Question

$$g \left(x\right) =x^{6}-4x$$
Determine whether the function is even, odd, or neither. Choose the correct answer below. （ ）
A. neither
B. even
C. odd

Answer

**step1** Understanding the problem

The problem asks us to determine whether the given function $$g(x) = x^6 - 4x$$ is an even function, an odd function, or neither. To do this, we need to evaluate the function when the input variable is negated and compare the result with the original function and its negative.

**step2** Defining even and odd functions

A function $$f(x)$$ is classified as an even function if, for every $$x$$ in its domain, $$f(-x) = f(x)$$. This means that replacing $$x$$ with $$-x$$ does not change the function's output.

A function $$f(x)$$ is classified as an odd function if, for every $$x$$ in its domain, $$f(-x) = -f(x)$$. This means that replacing $$x$$ with $$-x$$ changes the function's output to its negative.

If a function does not satisfy the conditions for being even or odd, then it is classified as neither.

Question1.step3 (Evaluating $$g(-x)$$)

To begin, we substitute $$-x$$ in place of $$x$$ in the function's expression $$g(x) = x^6 - 4x$$.

So, we calculate $$g(-x)$$.

$$g(-x) = (-x)^6 - 4(-x)$$

For the term $$(-x)^6$$, since 6 is an even exponent, a negative base raised to an even power results in a positive value. Thus, $$(-x)^6 = x^6$$.

For the term $$-4(-x)$$, multiplying two negative numbers results in a positive number. Thus, $$-4(-x) = +4x$$.

Combining these results, we get: $$g(-x) = x^6 + 4x$$.

Question1.step4 (Comparing $$g(-x)$$ with $$g(x)$$)

Now, we compare the expression we found for $$g(-x)$$ with the original function $$g(x)$$.

We have $$g(-x) = x^6 + 4x$$.

The original function is $$g(x) = x^6 - 4x$$.

By comparing these two expressions, we can see that $$g(-x)$$ is not equal to $$g(x)$$ because of the difference in the sign of the second term ($$+4x$$ compared to $$-4x$$). Therefore, the function $$g(x)$$ is not an even function.

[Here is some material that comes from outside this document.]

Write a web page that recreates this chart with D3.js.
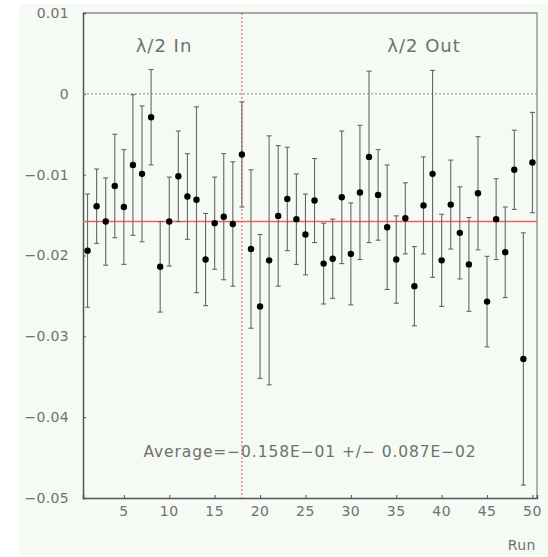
<!DOCTYPE html>
<html>
<head>
<meta charset="utf-8">
<script src="https://cdn.jsdelivr.net/npm/d3@7"></script>
<style>
  html, body { margin: 0; padding: 0; background: #ffffff; }
  svg { display: block; }
  text { font-family: "DejaVu Sans", sans-serif; fill: #707070; }
</style>
</head>
<body>
<svg id="chart" width="548" height="557"></svg>
<script>
// Asymmetry per run, with its statistical error
const runs = d3.range(1, 51);
const asym = [
  -0.0194, -0.0139, -0.0158, -0.0114, -0.0140, -0.0088, -0.0099, -0.0029, -0.0214, -0.0158,
  -0.0102, -0.0127, -0.0131, -0.0205, -0.0160, -0.0152, -0.0161, -0.0075, -0.0192, -0.0263,
  -0.0206, -0.0151, -0.0130, -0.0155, -0.0174, -0.0132, -0.0210, -0.0204, -0.0128, -0.0198,
  -0.0122, -0.0078, -0.0125, -0.0165, -0.0205, -0.0154, -0.0238, -0.0138, -0.0099, -0.0206,
  -0.0137, -0.0172, -0.0211, -0.0123, -0.0257, -0.0155, -0.0196, -0.0094, -0.0328, -0.0085
];
const asymErr = [
  0.0070, 0.0046, 0.0054, 0.0064, 0.0071, 0.0087, 0.0084, 0.0059, 0.0056, 0.0055,
  0.0056, 0.0053, 0.0115, 0.0057, 0.0057, 0.0078, 0.0077, 0.0065, 0.0098, 0.0089,
  0.0154, 0.0087, 0.0064, 0.0056, 0.0050, 0.0052, 0.0050, 0.0049, 0.0082, 0.0063,
  0.0083, 0.0106, 0.0056, 0.0077, 0.0054, 0.0044, 0.0049, 0.0060, 0.0128, 0.0057,
  0.0055, 0.0057, 0.0058, 0.0070, 0.0056, 0.0050, 0.0056, 0.0049, 0.0156, 0.0062
];
const average = -0.0158;
const waveplateSwitchRun = 18;
const yTicks = [0.01, 0, -0.01, -0.02, -0.03, -0.04, -0.05];
const xTicks = [5, 10, 15, 20, 25, 30, 35, 40, 45, 50];
const sectionLabels = ["λ/2 In", "λ/2 Out"];
const avgText = "Average=\u22120.158E\u221201 +/\u2212 0.087E\u221202";

const svg = d3.select("#chart");
const plotL = 83, plotR = 537, plotT = 13, plotB = 498;

const x = d3.scaleLinear().domain([0.5, 50.5]).range([plotL, plotR]);
const y = d3.scaleLinear().domain([-0.05, 0.01]).range([plotB, plotT]);

// page panel
svg.append("rect").attr("x", 19).attr("y", 4).attr("width", 529).attr("height", 553)
  .attr("fill", "#f5faf5");

// frame: top and right edges
svg.append("path")
  .attr("d", `M${plotL},${plotT}H${plotR}V${plotB}`)
  .attr("fill", "none").attr("stroke", "#8a8a8a").attr("stroke-width", 1.3);

const fmt = v => v === 0 ? "0" : d3.format(".2f")(v).replace("-", "\u2212");

// y axis
const yAxis = svg.append("g").attr("transform", `translate(${plotL},0)`)
  .call(d3.axisRight(y).tickValues(yTicks).tickSize(3).tickFormat(""));
yAxis.select(".domain").attr("stroke", "#555").attr("stroke-width", 1.5);
yAxis.selectAll(".tick line").attr("stroke", "#555");
svg.append("g").selectAll("text").data(yTicks).join("text")
  .attr("x", 69).attr("y", d => y(d)).attr("dy", "0.35em")
  .attr("text-anchor", "end").attr("font-size", 14).attr("letter-spacing", 0.3)
  .text(fmt);

// x axis
const xAxis = svg.append("g").attr("transform", `translate(0,${plotB})`)
  .call(d3.axisTop(x).tickValues(xTicks).tickSize(3).tickFormat(""));
xAxis.select(".domain").attr("stroke", "#555").attr("stroke-width", 1.5);
xAxis.selectAll(".tick line").attr("stroke", "#555");
svg.append("g").selectAll("text").data(xTicks).join("text")
  .attr("x", d => x(d)).attr("y", 516)
  .attr("text-anchor", "middle").attr("font-size", 14).attr("letter-spacing", 0.5)
  .text(d => d);

svg.append("text").attr("x", 536).attr("y", 550).attr("text-anchor", "end")
  .attr("font-size", 14).attr("letter-spacing", 0.5).text("Run");

// zero line
svg.append("line")
  .attr("x1", plotL).attr("x2", plotR).attr("y1", y(0)).attr("y2", y(0))
  .attr("stroke", "#888").attr("stroke-width", 1).attr("stroke-dasharray", "2,2");

// waveplate state change
svg.append("line")
  .attr("x1", x(waveplateSwitchRun)).attr("x2", x(waveplateSwitchRun))
  .attr("y1", plotT).attr("y2", plotB)
  .attr("stroke", "#e05050").attr("stroke-width", 1).attr("stroke-dasharray", "2,2");

// average line
svg.append("line")
  .attr("x1", plotL).attr("x2", plotR).attr("y1", y(average)).attr("y2", y(average))
  .attr("stroke", "#f06060").attr("stroke-width", 1.5);

// error bars
const data = runs.map((r, i) => ({ run: r, v: asym[i], e: asymErr[i] }));
const bars = svg.append("g").attr("stroke", "#666").attr("stroke-width", 1.1);
bars.selectAll("line.v").data(data).join("line").attr("class", "v")
  .attr("x1", d => x(d.run)).attr("x2", d => x(d.run))
  .attr("y1", d => y(d.v + d.e)).attr("y2", d => y(d.v - d.e));
bars.selectAll("line.cu").data(data).join("line").attr("class", "cu")
  .attr("x1", d => x(d.run) - 2.5).attr("x2", d => x(d.run) + 2.5)
  .attr("y1", d => y(d.v + d.e)).attr("y2", d => y(d.v + d.e));
bars.selectAll("line.cl").data(data).join("line").attr("class", "cl")
  .attr("x1", d => x(d.run) - 2.5).attr("x2", d => x(d.run) + 2.5)
  .attr("y1", d => y(d.v - d.e)).attr("y2", d => y(d.v - d.e));

// points
svg.append("g").selectAll("circle").data(data).join("circle")
  .attr("cx", d => x(d.run)).attr("cy", d => y(d.v)).attr("r", 3.2)
  .attr("fill", "#000");

// labels
svg.append("text").attr("x", 164).attr("y", 52).attr("text-anchor", "middle")
  .attr("font-size", 18).attr("letter-spacing", 1).text(sectionLabels[0]);
svg.append("text").attr("x", 424).attr("y", 52).attr("text-anchor", "middle")
  .attr("font-size", 18).attr("letter-spacing", 1).text(sectionLabels[1]);

svg.append("text").attr("x", 310).attr("y", 457).attr("text-anchor", "middle")
  .attr("font-size", 15.5).attr("letter-spacing", 0.9).text(avgText);
</script>
</body>
</html>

Question1.step5 (Comparing $$g(-x)$$ with $$-g(x)$$)

Next, we check if $$g(x)$$ is an odd function. To do this, we first find the expression for $$-g(x)$$.

We take the original function $$g(x) = x^6 - 4x$$ and multiply it by $$-1$$.

$$-g(x) = -(x^6 - 4x)$$

Distributing the negative sign, we get: $$-g(x) = -x^6 + 4x$$.

Now, we compare $$g(-x)$$ with $$-g(x)$$.

We found $$g(-x) = x^6 + 4x$$.

We found $$-g(x) = -x^6 + 4x$$.

By comparing these two expressions, we can see that $$g(-x)$$ is not equal to $$-g(x)$$ because of the difference in the sign of the first term ($$x^6$$ compared to $$-x^6$$). Therefore, the function $$g(x)$$ is not an odd function.

**step6** Conclusion

Since the function $$g(x)$$ does not satisfy the condition for being an even function (as $$g(-x) \neq g(x)$$) and does not satisfy the condition for being an odd function (as $$g(-x) \neq -g(x)$$), we conclude that the function $$g(x)$$ is neither even nor odd.

The correct answer choice is A. neither.